Duke University, Durham NC

Investigators

Abstract

Humans are able to break down a large entity into smaller and simpler concepts, just from having seen many objects and their relationships. Reproducing this type of behavior in a machine learning model has several benefits. In particular, it could lead to computational ways of representing the world that are interpretable yet powerful. These new representations could be used within machine learning algorithms, allowing the algorithms to be more robust and more likely to generalize when the underlying situations change. For instance, if an algorithm has found a collection of parts that an object is typically comprised of, then it can use those parts to identify this type of object even when it is in an unusual setting, or when the object itself is unusual.

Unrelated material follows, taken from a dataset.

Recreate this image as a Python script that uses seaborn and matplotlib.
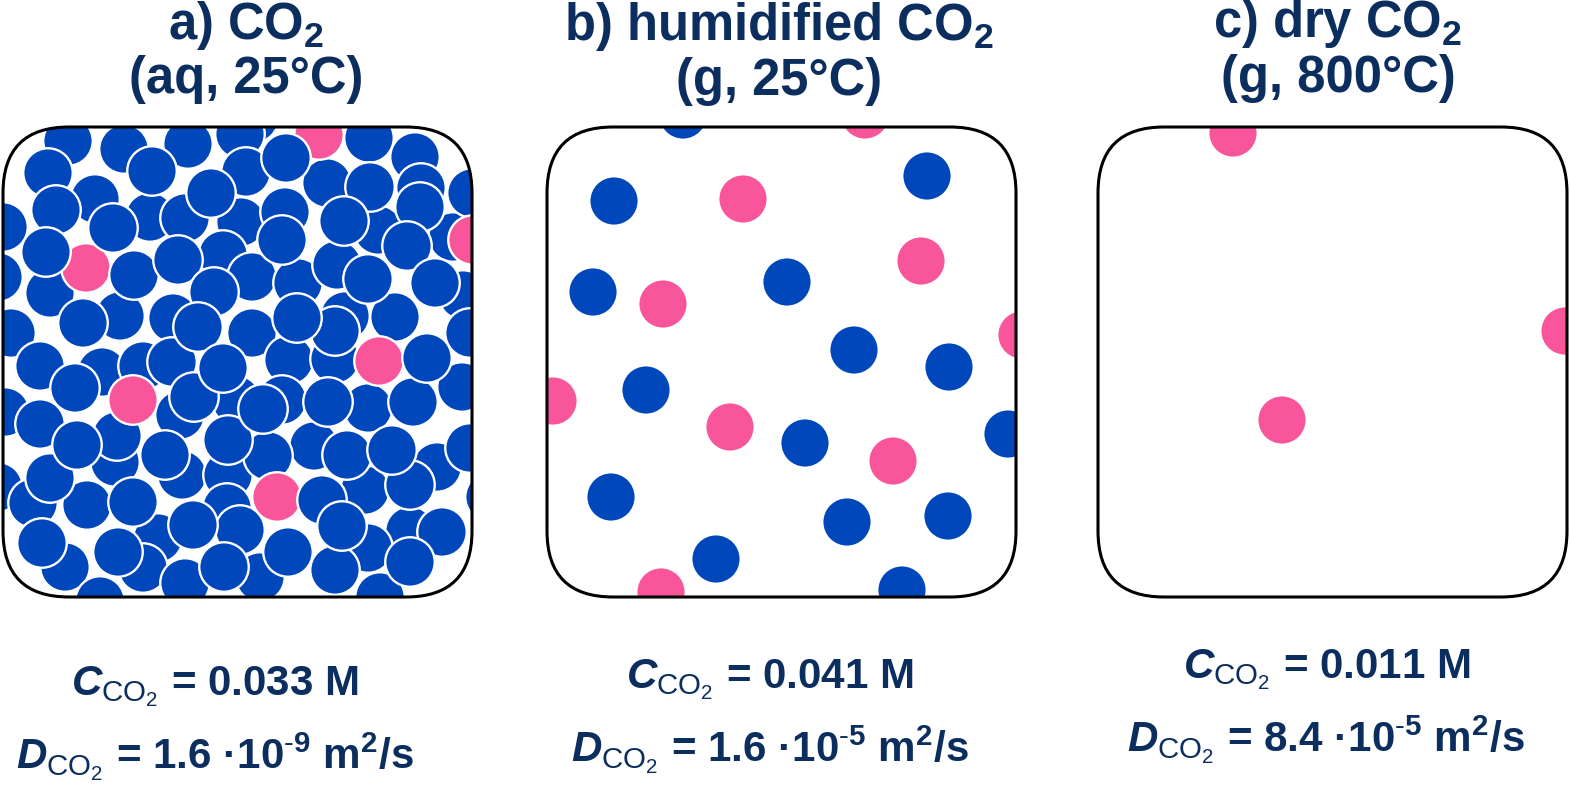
import numpy as np
import pandas as pd
import seaborn as sns
import matplotlib
matplotlib.use("Agg")
import matplotlib.pyplot as plt
from matplotlib.patches import FancyBboxPatch

# Panel a: circle centres, back to front
a_back = [(254,118),(240,134),(68,141),(124,149),(188,144),(246,172),(95,199),(150,217),(185,218),(3,227),
          (241,222),(223,255),(50,293),(-2,277),(120,316),(173,318),(11,333),(369,138),(415,157),(421,188),
          (327,183),(285,212),(252,277),(298,283),(337,265),(345,316),(395,317),(378,230),(453,237),(472,193),
          (463,295),(252,333),(40,366),(102,372),(143,366),(172,362),(5,412),(115,462),(117,436),(180,415),
          (236,400),(182,475),(-2,487),(33,503),(87,505),(65,567),(158,538),(143,568),(100,601),(185,583),(228,475),
          (227,508),(289,360),(335,359),(282,400),(368,408),(413,402),(462,387),(314,446),(268,456),(437,467),
          (470,448),(490,497),(365,490),(410,531),(442,532),(368,548),(335,570),(380,597),(260,577),(240,530)]
a_pink = [(319,135),(473,240),(379,361),(86,268),(277,497),(133,400)]
a_front = [(152,171),(48,173),(211,193),(56,210),(113,228),(46,252),(134,275),(178,260),(214,292),(198,327),
           (83,323),(286,158),(370,187),(344,221),(282,240),(420,207),(407,246),(368,279),(435,283),(335,331),
           (297,318),(470,333),(427,358),(75,388),(40,424),(50,478),(77,445),(133,502),(42,543),(118,552),
           (165,455),(194,397),(223,368),(228,440),(193,525),(224,567),(263,409),(328,402),(322,500),(410,485),
           (347,455),(392,450),(342,526),(288,552),(410,562)]

# Panel b and c
b_blue = [(683,115),(927,176),(614,201),(593,292),(787,282),(854,350),(949,367),(646,390),(1008,434),
          (805,443),(611,497),(948,516),(847,522),(716,559),(902,590)]
b_pink = [(865,115),(743,199),(921,261),(663,304),(1022,335),(553,401),(730,427),(893,461),(661,592)]
c_pink = [(1233,133),(1565,331),(1282,420)]

title_top = ["a) CO$\\mathbf{_2}$", "b) humidified CO$\\mathbf{_2}$", "c) dry CO$\\mathbf{_2}$"]
title_bot = ["(aq, 25°C)", "(g, 25°C)", "(g, 800°C)"]
title_x = [246, 779, 1338]
title_y1 = [39, 40, 37]
title_y2 = [93, 95, 92]
conc = ["0.033", "0.041", "0.011"]
diff = ["1.6 ·10$\\mathbf{^{\\text{-}9}}$", "1.6 ·10$\\mathbf{^{\\text{-}5}}$", "8.4 ·10$\\mathbf{^{\\text{-}5}}$"]
conc_x = [71, 626, 1183]
diff_x = [16, 571, 1127]
conc_y = [695, 688, 678]
diff_y = [769, 762, 752]
boxes = [(3, 127), (547, 127), (1098, 127)]

BLUE = "#0047bb"
PINK = "#f9559b"
NAVY = "#0b2e5f"

sns.set_theme(style="white")
plt.rcParams["font.family"] = ["Liberation Sans", "DejaVu Sans"]
plt.rcParams["mathtext.fontset"] = "custom"
plt.rcParams["mathtext.rm"] = "Liberation Sans"
plt.rcParams["mathtext.bf"] = "Liberation Sans:bold"
plt.rcParams["mathtext.it"] = "Liberation Sans:italic:bold"

fig = plt.figure(figsize=(15.7, 7.87), dpi=100)
ax = fig.add_axes([0, 0, 1, 1])
ax.set_xlim(0, 1570)
ax.set_ylim(787, 0)
ax.axis("off")

def make_df(groups):
    rows = []
    for pts, kind in groups:
        for x, y in pts:
            rows.append({"x": x, "y": y, "kind": kind})
    return pd.DataFrame(rows)

panels = [
    make_df([(a_back, "blue"), (a_pink, "pink"), (a_front, "blue")]),
    make_df([(b_blue, "blue"), (b_pink, "pink")]),
    make_df([(c_pink, "pink")]),
]

RAD = 66
for i, df in enumerate(panels):
    x0, y0 = boxes[i]
    box = FancyBboxPatch((x0 + RAD, y0 + RAD), 469 - 2 * RAD, 470 - 2 * RAD,
                         boxstyle=f"round,pad={RAD},rounding_size={RAD}",
                         fc="none", ec="none", transform=ax.transData)
    ax.add_patch(box)
    before = len(ax.collections)
    sns.scatterplot(data=df, x="x", y="y", hue="kind", palette={"blue": BLUE, "pink": PINK},
                    s=(49.5 * 0.72) ** 2, edgecolor="white", linewidth=1.7, legend=False, ax=ax)
    ax.collections[before].set_clip_path(box)
    outline = FancyBboxPatch((x0 + RAD, y0 + RAD), 469 - 2 * RAD, 470 - 2 * RAD,
                             boxstyle=f"round,pad={RAD},rounding_size={RAD}",
                             fc="none", ec="black", lw=2.2, zorder=5)
    ax.add_patch(outline)

    ax.text(title_x[i], title_y1[i], title_top[i], ha="center", va="baseline", fontsize=36.5,
            fontweight="bold", color=NAVY)
    ax.text(title_x[i], title_y2[i], title_bot[i], ha="center", va="baseline", fontsize=36.5,
            fontweight="bold", color=NAVY)
    ax.text(conc_x[i], conc_y[i], f"$\\mathit{{C}}_{{\\mathrm{{CO}}_{{2}}}}$ = {conc[i]} M", ha="left", va="baseline",
            fontsize=30.3, fontweight="bold", color=NAVY)
    ax.text(diff_x[i], diff_y[i], f"$\\mathit{{D}}_{{\\mathrm{{CO}}_{{2}}}}$ = {diff[i]} m$\\mathbf{{^2}}$/s", ha="left",
            va="baseline", fontsize=30.3, fontweight="bold", color=NAVY)

ax.set_xlabel("")
ax.set_ylabel("")
fig.savefig("out.png", dpi=100)
plt.close(fig)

This new way of representing the world will allow more robust and generalizable machine learning models. This will be particularly helpful for difficult challenges in computer vision, including problems related to vision systems in automated vehicles, analysis of medical time-series, and materials science problems related to the understanding of material properties and discovery of new materials. Specifically, the main goal of this project is learning with interpretable learned concepts using a disentangled neural network. The approach breaks the problem down into three steps that each could be manageable, and each step can be checked and improved independently of the other steps. The steps are to decompose each observation into local parts, identify possible concepts by looking at common relationships between the local parts, and align the proposed concepts, based on their semantic meaning, within a disentangled neural network. The discovered concepts will be interpretable and can be used as features for many downstream tasks. The disentangled neural networks built from these concepts could potentially generalize more easily to new situations than other approaches. This award reflects NSF's statutory mission and has been deemed worthy of support through evaluation using the Foundation's intellectual merit and broader impacts review criteria.